**Exercise**
Here are some records; quote them exactly, leaving out the pictures.

START Listed entries

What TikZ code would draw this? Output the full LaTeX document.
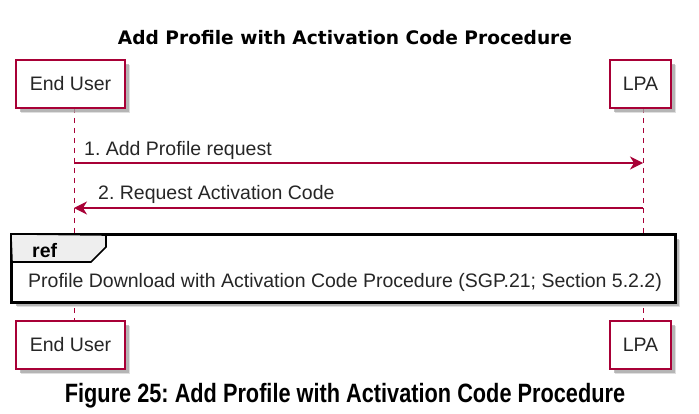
\documentclass[tikz,border=0pt]{standalone}
\usepackage{fontspec}
\setmainfont{Liberation Sans}
\newfontfamily\titlefont{DejaVu Sans}
\usetikzlibrary{arrows.meta,shadows,positioning}
\definecolor{puml}{HTML}{A80036}
\definecolor{tabgray}{HTML}{EEEEEE}
\frenchspacing
\tikzset{
  softshadow/.style={
    drop shadow={shadow xshift=5pt, shadow yshift=-5pt, fill=black!25, opacity=0.5},
    drop shadow={shadow xshift=4pt, shadow yshift=-4pt, fill=black!40, opacity=0.6}},
  actorbox/.style={draw=puml, line width=1.4pt, fill=white, minimum height=48pt, inner sep=0pt,
    font=\fontsize{19.5}{22}\selectfont, text=black!85, softshadow},
  refframe/.style={draw=black, line width=2.2pt, fill=white, inner sep=0pt, softshadow},
  lifeline/.style={draw=puml, line width=1pt, dash pattern=on 5pt off 5pt},
  msg/.style={draw=puml, line width=1.2pt, -{Stealth[length=13pt,width=13pt,inset=4pt]}},
  msglabel/.style={anchor=west, font=\fontsize{19.5}{22}\selectfont, text=black!85, inner sep=0pt},
}
\begin{document}
\begin{tikzpicture}[x=1pt,y=-1pt]
\useasboundingbox (0,0) rectangle (699,414);
% title
\node[font=\titlefont\bfseries\fontsize{18.6}{22}\selectfont] (title) at (345,38) {Add Profile with Activation Code Procedure};
% lifelines (drawn first)
\coordinate (eutop) at (74,108);
\coordinate (eubot) at (74,321);
\coordinate (lpatop) at (643,108);
\coordinate (lpabot) at (643,321);
\draw[lifeline] (eutop) -- (eubot);
\draw[lifeline] (lpatop) -- (lpabot);
% participants
\node[actorbox, minimum width=109pt] (eu1) at (70.5,84) {End User};
\node[actorbox, minimum width=61pt] (lpa1) at (640.5,84) {LPA};
\node[actorbox, minimum width=109pt] (eu2) at (70.5,345) {End User};
\node[actorbox, minimum width=61pt] (lpa2) at (640.5,345) {LPA};
% messages
\coordinate (m1a) at (74,163);
\coordinate (m1b) at (643,163);
\coordinate (m2a) at (643,208);
\coordinate (m2b) at (74,208);
\draw[msg] (m1a) -- (m1b);
\node[msglabel] (l1) at (84,150) {1. Add Profile request};
\draw[msg] (m2a) -- (m2b);
\node[msglabel] (l2) at (98,194) {2. Request Activation Code};
% ref box
\node[refframe, minimum width=663pt, minimum height=67pt] (ref) at (343.5,268.5) {};
\draw[black, line width=1.6pt, fill=tabgray] (ref.north west) -- (106,235) -- (106,247) -- (91,262) -- (12,262) -- cycle;
\draw[black, line width=2.2pt] (ref.north west) rectangle (ref.south east);
\node[font=\bfseries\fontsize{19.5}{22}\selectfont, anchor=west, inner sep=0pt] (reflbl) at (32,251) {ref};
\node[msglabel] (reftext) at (28,282) {Profile Download with Activation Code Procedure (SGP.21; Section 5.2.2)};
% caption
\node[inner sep=0pt] (caption) at (345,396) {\scalebox{0.82}[1]{\bfseries\fontsize{26.5}{30}\selectfont Figure 25: Add Profile with Activation Code Procedure}};
\end{tikzpicture}
\end{document}
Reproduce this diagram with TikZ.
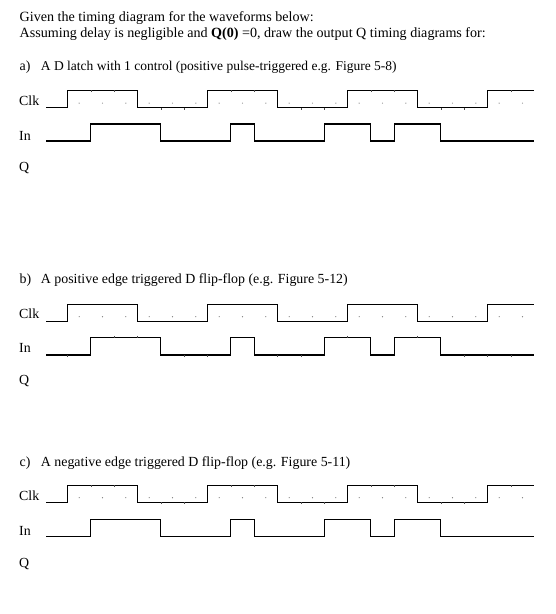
\documentclass[tikz,border=0pt]{standalone}
\usepackage{fontspec}
\setmainfont{Liberation Serif}
\begin{document}
\begin{tikzpicture}[x=1pt,y=-1pt,
  wave/.style={line width=1.1pt, line join=miter},
  lbl/.style={anchor=base west, inner sep=0pt, font=\fontsize{13.9}{16}\selectfont},
  hdr/.style={lbl, font=\fontsize{14.1}{16}\selectfont},
  gdot/.style={fill=black!55},
  tick/.style={line width=0.6pt, draw=black!70}]
\useasboundingbox[fill=white] (0,0) rectangle (556,614);
% header
\node[hdr] (l1) at (19.5,21.7) {Given the timing diagram for the waveforms below:};
\node[hdr] (l2) at (19.5,37.5) {Assuming delay is negligible and \textbf{Q(0)} =0, draw the output Q timing diagrams for:};
% section titles
\node[lbl] (ta) at (19.5,70.7) {a)};
\node[lbl, font=\fontsize{13.5}{16}\selectfont] (tta) at (40.7,70.7) {A D latch with 1 control (positive pulse-triggered e.g. Figure 5-8)};
\node[lbl] (tb) at (19.5,283.3) {b)};
\node[lbl] (ttb) at (40.7,283.3) {A positive edge triggered D flip-flop (e.g. Figure 5-12)};
\node[lbl] (tc) at (19.5,466.7) {c)};
\node[lbl] (ttc) at (40.7,466.7) {A negative edge triggered D flip-flop (e.g. Figure 5-11)};
% signal labels
\node[lbl] (clka) at (19,105) {Clk};
\node[lbl] (ina) at (19,140) {In};
\node[lbl] (qa) at (19,171) {Q};
\node[lbl] (clkb) at (19,318.3) {Clk};
\node[lbl] (inb) at (19,352) {In};
\node[lbl] (qb) at (19,384.5) {Q};
\node[lbl] (clkc) at (19,500) {Clk};
\node[lbl] (inc) at (19,535) {In};
\node[lbl] (qc) at (19,567) {Q};
% waveforms
\foreach \H/\L/\IH/\IL/\clkticks/\inticks in {90.3/107.7/124/141/1/0, 304.3/321.3/337.7/355/0/1, 485.3/502.3/519.3/536.3/1/0}{
  \begin{scope}[xshift=67.5pt, x=23.3333pt]
    \draw[wave] (-0.92,\L) -- (0,\L) -- (0,\H) -- (3,\H) -- (3,\L) -- (6,\L) -- (6,\H) -- (9,\H) -- (9,\L)
      -- (12,\L) -- (12,\H) -- (15,\H) -- (15,\L) -- (18,\L) -- (18,\H) -- (20,\H);
    \draw[wave] (-0.92,\IL) -- (1,\IL) -- (1,\IH) -- (4,\IH) -- (4,\IL) -- (7,\IL) -- (7,\IH) -- (8,\IH) -- (8,\IL)
      -- (11,\IL) -- (11,\IH) -- (13,\IH) -- (13,\IL) -- (14,\IL) -- (14,\IH) -- (16,\IH) -- (16,\IL) -- (20,\IL);
    \foreach \k in {0,...,19}{
      \fill[gdot] (\k+0.5,\L-4.6) circle[radius=0.6pt];
    }
    \ifnum\clkticks=1
      \foreach \k in {1,2,7,8,13,14,19}{ \draw[tick] (\k,\H) -- (\k,\H+1.8); }
      \foreach \k in {4,5,10,11,16,17}{ \draw[tick] (\k,\L) -- (\k,\L+1.8); }
    \fi
    \ifnum\inticks=1
      \foreach \k in {2,3,12,15}{ \draw[tick] (\k,\IH) -- (\k,\IH-1.8); }
      \foreach \k in {0,5,6,9,10,17,18,19}{ \draw[tick] (\k,\IL) -- (\k,\IL+1.8); }
    \fi
  \end{scope}
}
\end{tikzpicture}
\end{document}
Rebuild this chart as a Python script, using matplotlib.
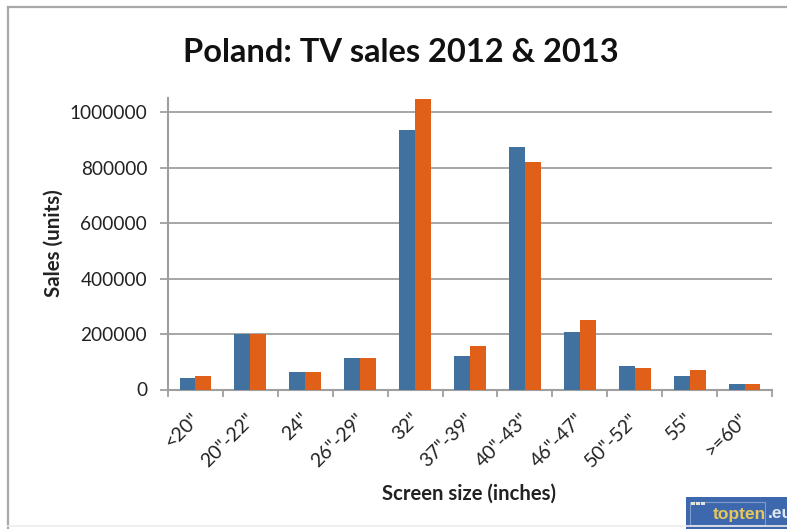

END Listed entries

**The reply**
What TikZ code would draw this? Output the full LaTeX document.
\documentclass[tikz,border=0pt]{standalone}
\usepackage{fontspec}
\setmainfont{Liberation Sans}
\newfontfamily\titlefont{DejaVu Sans}
\usetikzlibrary{arrows.meta,shadows,positioning}
\definecolor{puml}{HTML}{A80036}
\definecolor{tabgray}{HTML}{EEEEEE}
\frenchspacing
\tikzset{
  softshadow/.style={
    drop shadow={shadow xshift=5pt, shadow yshift=-5pt, fill=black!25, opacity=0.5},
    drop shadow={shadow xshift=4pt, shadow yshift=-4pt, fill=black!40, opacity=0.6}},
  actorbox/.style={draw=puml, line width=1.4pt, fill=white, minimum height=48pt, inner sep=0pt,
    font=\fontsize{19.5}{22}\selectfont, text=black!85, softshadow},
  refframe/.style={draw=black, line width=2.2pt, fill=white, inner sep=0pt, softshadow},
  lifeline/.style={draw=puml, line width=1pt, dash pattern=on 5pt off 5pt},
  msg/.style={draw=puml, line width=1.2pt, -{Stealth[length=13pt,width=13pt,inset=4pt]}},
  msglabel/.style={anchor=west, font=\fontsize{19.5}{22}\selectfont, text=black!85, inner sep=0pt},
}
\begin{document}
\begin{tikzpicture}[x=1pt,y=-1pt]
\useasboundingbox (0,0) rectangle (699,414);
% title
\node[font=\titlefont\bfseries\fontsize{18.6}{22}\selectfont] (title) at (345,38) {Add Profile with Activation Code Procedure};
% lifelines (drawn first)
\coordinate (eutop) at (74,108);
\coordinate (eubot) at (74,321);
\coordinate (lpatop) at (643,108);
\coordinate (lpabot) at (643,321);
\draw[lifeline] (eutop) -- (eubot);
\draw[lifeline] (lpatop) -- (lpabot);
% participants
\node[actorbox, minimum width=109pt] (eu1) at (70.5,84) {End User};
\node[actorbox, minimum width=61pt] (lpa1) at (640.5,84) {LPA};
\node[actorbox, minimum width=109pt] (eu2) at (70.5,345) {End User};
\node[actorbox, minimum width=61pt] (lpa2) at (640.5,345) {LPA};
% messages
\coordinate (m1a) at (74,163);
\coordinate (m1b) at (643,163);
\coordinate (m2a) at (643,208);
\coordinate (m2b) at (74,208);
\draw[msg] (m1a) -- (m1b);
\node[msglabel] (l1) at (84,150) {1. Add Profile request};
\draw[msg] (m2a) -- (m2b);
\node[msglabel] (l2) at (98,194) {2. Request Activation Code};
% ref box
\node[refframe, minimum width=663pt, minimum height=67pt] (ref) at (343.5,268.5) {};
\draw[black, line width=1.6pt, fill=tabgray] (ref.north west) -- (106,235) -- (106,247) -- (91,262) -- (12,262) -- cycle;
\draw[black, line width=2.2pt] (ref.north west) rectangle (ref.south east);
\node[font=\bfseries\fontsize{19.5}{22}\selectfont, anchor=west, inner sep=0pt] (reflbl) at (32,251) {ref};
\node[msglabel] (reftext) at (28,282) {Profile Download with Activation Code Procedure (SGP.21; Section 5.2.2)};
% caption
\node[inner sep=0pt] (caption) at (345,396) {\scalebox{0.82}[1]{\bfseries\fontsize{26.5}{30}\selectfont Figure 25: Add Profile with Activation Code Procedure}};
\end{tikzpicture}
\end{document}
Reproduce this diagram with TikZ.
\documentclass[tikz,border=0pt]{standalone}
\usepackage{fontspec}
\setmainfont{Liberation Serif}
\begin{document}
\begin{tikzpicture}[x=1pt,y=-1pt,
  wave/.style={line width=1.1pt, line join=miter},
  lbl/.style={anchor=base west, inner sep=0pt, font=\fontsize{13.9}{16}\selectfont},
  hdr/.style={lbl, font=\fontsize{14.1}{16}\selectfont},
  gdot/.style={fill=black!55},
  tick/.style={line width=0.6pt, draw=black!70}]
\useasboundingbox[fill=white] (0,0) rectangle (556,614);
% header
\node[hdr] (l1) at (19.5,21.7) {Given the timing diagram for the waveforms below:};
\node[hdr] (l2) at (19.5,37.5) {Assuming delay is negligible and \textbf{Q(0)} =0, draw the output Q timing diagrams for:};
% section titles
\node[lbl] (ta) at (19.5,70.7) {a)};
\node[lbl, font=\fontsize{13.5}{16}\selectfont] (tta) at (40.7,70.7) {A D latch with 1 control (positive pulse-triggered e.g. Figure 5-8)};
\node[lbl] (tb) at (19.5,283.3) {b)};
\node[lbl] (ttb) at (40.7,283.3) {A positive edge triggered D flip-flop (e.g. Figure 5-12)};
\node[lbl] (tc) at (19.5,466.7) {c)};
\node[lbl] (ttc) at (40.7,466.7) {A negative edge triggered D flip-flop (e.g. Figure 5-11)};
% signal labels
\node[lbl] (clka) at (19,105) {Clk};
\node[lbl] (ina) at (19,140) {In};
\node[lbl] (qa) at (19,171) {Q};
\node[lbl] (clkb) at (19,318.3) {Clk};
\node[lbl] (inb) at (19,352) {In};
\node[lbl] (qb) at (19,384.5) {Q};
\node[lbl] (clkc) at (19,500) {Clk};
\node[lbl] (inc) at (19,535) {In};
\node[lbl] (qc) at (19,567) {Q};
% waveforms
\foreach \H/\L/\IH/\IL/\clkticks/\inticks in {90.3/107.7/124/141/1/0, 304.3/321.3/337.7/355/0/1, 485.3/502.3/519.3/536.3/1/0}{
  \begin{scope}[xshift=67.5pt, x=23.3333pt]
    \draw[wave] (-0.92,\L) -- (0,\L) -- (0,\H) -- (3,\H) -- (3,\L) -- (6,\L) -- (6,\H) -- (9,\H) -- (9,\L)
      -- (12,\L) -- (12,\H) -- (15,\H) -- (15,\L) -- (18,\L) -- (18,\H) -- (20,\H);
    \draw[wave] (-0.92,\IL) -- (1,\IL) -- (1,\IH) -- (4,\IH) -- (4,\IL) -- (7,\IL) -- (7,\IH) -- (8,\IH) -- (8,\IL)
      -- (11,\IL) -- (11,\IH) -- (13,\IH) -- (13,\IL) -- (14,\IL) -- (14,\IH) -- (16,\IH) -- (16,\IL) -- (20,\IL);
    \foreach \k in {0,...,19}{
      \fill[gdot] (\k+0.5,\L-4.6) circle[radius=0.6pt];
    }
    \ifnum\clkticks=1
      \foreach \k in {1,2,7,8,13,14,19}{ \draw[tick] (\k,\H) -- (\k,\H+1.8); }
      \foreach \k in {4,5,10,11,16,17}{ \draw[tick] (\k,\L) -- (\k,\L+1.8); }
    \fi
    \ifnum\inticks=1
      \foreach \k in {2,3,12,15}{ \draw[tick] (\k,\IH) -- (\k,\IH-1.8); }
      \foreach \k in {0,5,6,9,10,17,18,19}{ \draw[tick] (\k,\IL) -- (\k,\IL+1.8); }
    \fi
  \end{scope}
}
\end{tikzpicture}
\end{document}
Rebuild this chart as a Python script, using matplotlib.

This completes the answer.